There is one area, however, where the application of civil penalties has been driven not by only voluntary compliance considerations, but also by the desire to punish certain modes of behavior. This area is international tax law and, more precisely, abusive offshore transactions.

In fact, it appears more and more that the focus of the current tax policy is on punishing abusive offshore transactions irrespective of how it may affect innocent taxpayers. Since 2001, millions of taxpayers found themselves potentially facing draconian FBAR penalties solely for not reporting their foreign accounts. Thousands of small businesses also face large penalties associated with Forms 5471 and 8865 as well as other US international information return penalties. Finally, FATCA Form 8938 created with a new array of penalties and an added compliance burden to US taxpayers.

The fact that all of these forms may be necessary is not the issue. The problem is that the application of these forms has been indiscriminate almost irrespective of the actual income tax impact and the net worth of the taxpayer. For example, small businesses now have to comply with the burden of US GAAP compliance (normally applied only to publicly-traded companies) on Form 5471 or face severe IRS civil penalties for noncompliance. One non-willfully unreported foreign account which could have produced a few dollars of interest may be subject to a $10,000 FBAR penalty.

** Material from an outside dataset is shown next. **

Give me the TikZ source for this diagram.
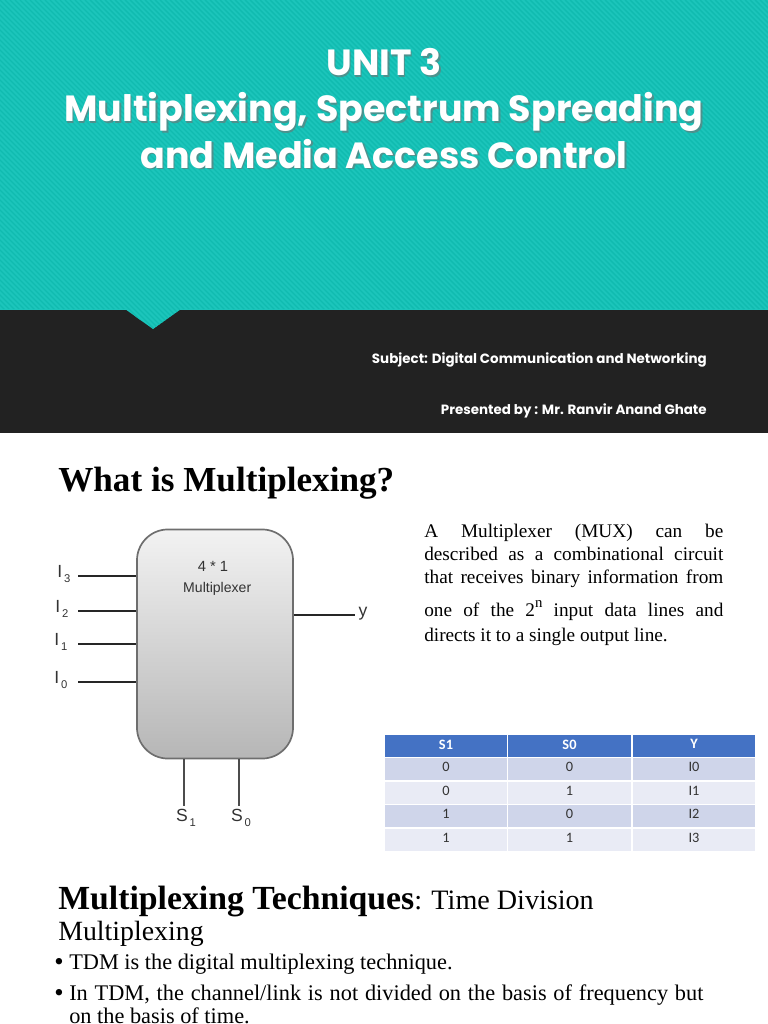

Naturally, the disproportionate and imprecise application of the IRS civil penalties in the area of the US international tax compliance has generated a great amount of discontent and resentment among the affected US taxpayers. This is precisely what IMPACT tried to avoid in order to encourage voluntary compliance.

This is why the IRS and Congress should work together to make the application of the IRS civil penalties more precise with respect to who should be paying these penalties and more proportionate to the actual fault (i.e. the damage sustained by the US treasury).